● Figure scripts:
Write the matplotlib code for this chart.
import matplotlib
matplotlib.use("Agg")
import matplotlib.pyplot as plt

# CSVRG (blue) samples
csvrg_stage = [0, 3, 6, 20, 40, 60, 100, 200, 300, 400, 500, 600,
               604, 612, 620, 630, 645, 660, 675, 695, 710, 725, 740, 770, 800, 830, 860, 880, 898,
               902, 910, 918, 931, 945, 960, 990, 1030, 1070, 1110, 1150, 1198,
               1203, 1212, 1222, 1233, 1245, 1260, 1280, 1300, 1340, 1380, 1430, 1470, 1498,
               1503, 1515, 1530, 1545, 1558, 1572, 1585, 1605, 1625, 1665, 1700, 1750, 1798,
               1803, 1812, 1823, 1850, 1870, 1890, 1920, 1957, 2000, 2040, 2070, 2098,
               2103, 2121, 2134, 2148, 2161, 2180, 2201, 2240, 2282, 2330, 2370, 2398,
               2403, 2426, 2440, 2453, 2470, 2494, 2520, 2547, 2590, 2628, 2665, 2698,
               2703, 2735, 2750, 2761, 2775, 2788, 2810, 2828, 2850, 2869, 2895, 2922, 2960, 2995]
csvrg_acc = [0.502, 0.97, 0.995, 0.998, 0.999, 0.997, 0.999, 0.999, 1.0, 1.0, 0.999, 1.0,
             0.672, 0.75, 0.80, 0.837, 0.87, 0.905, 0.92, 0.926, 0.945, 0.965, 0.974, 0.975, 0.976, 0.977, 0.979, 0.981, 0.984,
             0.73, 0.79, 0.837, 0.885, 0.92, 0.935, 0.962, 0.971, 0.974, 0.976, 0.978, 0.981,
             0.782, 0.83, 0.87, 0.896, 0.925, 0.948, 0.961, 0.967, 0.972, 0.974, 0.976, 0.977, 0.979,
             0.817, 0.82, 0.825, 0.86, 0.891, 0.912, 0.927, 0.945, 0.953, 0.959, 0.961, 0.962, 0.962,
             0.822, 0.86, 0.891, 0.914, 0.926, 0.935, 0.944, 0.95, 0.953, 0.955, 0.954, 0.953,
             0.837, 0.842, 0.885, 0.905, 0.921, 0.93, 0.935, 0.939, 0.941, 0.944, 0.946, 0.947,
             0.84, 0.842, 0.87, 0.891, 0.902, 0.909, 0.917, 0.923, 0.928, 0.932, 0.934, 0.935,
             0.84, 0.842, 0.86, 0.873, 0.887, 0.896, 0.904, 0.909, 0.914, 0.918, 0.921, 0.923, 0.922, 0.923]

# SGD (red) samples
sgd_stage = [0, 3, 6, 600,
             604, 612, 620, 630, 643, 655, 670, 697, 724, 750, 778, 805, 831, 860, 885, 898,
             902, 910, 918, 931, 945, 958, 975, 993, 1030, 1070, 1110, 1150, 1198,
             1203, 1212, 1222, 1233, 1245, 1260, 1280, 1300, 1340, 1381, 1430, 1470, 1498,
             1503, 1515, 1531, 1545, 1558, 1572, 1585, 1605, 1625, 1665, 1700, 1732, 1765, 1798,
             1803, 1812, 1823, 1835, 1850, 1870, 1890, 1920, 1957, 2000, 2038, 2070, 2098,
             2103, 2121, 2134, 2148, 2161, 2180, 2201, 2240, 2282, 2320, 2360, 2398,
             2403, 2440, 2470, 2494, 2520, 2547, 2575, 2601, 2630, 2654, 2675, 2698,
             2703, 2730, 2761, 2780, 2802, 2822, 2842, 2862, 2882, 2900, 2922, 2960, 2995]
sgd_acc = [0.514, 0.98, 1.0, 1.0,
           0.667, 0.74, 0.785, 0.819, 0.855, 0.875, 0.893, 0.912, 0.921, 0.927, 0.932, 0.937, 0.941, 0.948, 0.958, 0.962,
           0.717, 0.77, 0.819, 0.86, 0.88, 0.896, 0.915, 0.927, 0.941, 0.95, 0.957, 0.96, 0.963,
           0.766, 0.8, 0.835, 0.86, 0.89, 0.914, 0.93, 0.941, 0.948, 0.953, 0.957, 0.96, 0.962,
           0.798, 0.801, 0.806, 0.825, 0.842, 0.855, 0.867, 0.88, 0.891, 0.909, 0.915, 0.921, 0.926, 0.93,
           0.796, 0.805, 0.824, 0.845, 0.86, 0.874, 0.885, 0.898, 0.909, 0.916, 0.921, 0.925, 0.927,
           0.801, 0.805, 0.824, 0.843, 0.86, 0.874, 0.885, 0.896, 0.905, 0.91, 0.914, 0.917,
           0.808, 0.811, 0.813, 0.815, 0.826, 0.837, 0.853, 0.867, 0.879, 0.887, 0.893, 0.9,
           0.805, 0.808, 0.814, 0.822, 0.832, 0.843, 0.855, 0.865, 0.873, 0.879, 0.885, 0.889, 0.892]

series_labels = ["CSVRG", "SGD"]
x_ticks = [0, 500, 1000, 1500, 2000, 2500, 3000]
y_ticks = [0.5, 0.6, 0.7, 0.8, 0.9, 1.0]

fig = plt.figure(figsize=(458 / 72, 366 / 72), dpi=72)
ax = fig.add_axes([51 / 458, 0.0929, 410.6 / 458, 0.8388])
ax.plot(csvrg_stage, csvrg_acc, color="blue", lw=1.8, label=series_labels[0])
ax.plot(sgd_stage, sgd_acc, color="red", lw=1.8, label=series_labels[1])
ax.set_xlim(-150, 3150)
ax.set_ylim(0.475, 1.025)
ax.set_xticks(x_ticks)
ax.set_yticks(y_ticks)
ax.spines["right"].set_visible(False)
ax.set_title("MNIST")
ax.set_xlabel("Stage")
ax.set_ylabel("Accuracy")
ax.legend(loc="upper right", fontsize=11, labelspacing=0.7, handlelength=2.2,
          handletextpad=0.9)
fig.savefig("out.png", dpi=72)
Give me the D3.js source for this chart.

● WHAT IS BEING ASKED: Work out how many lines of the listing above include the word "chart". Reply with nothing but the count.

● ANSWER TO THIS TASK: 2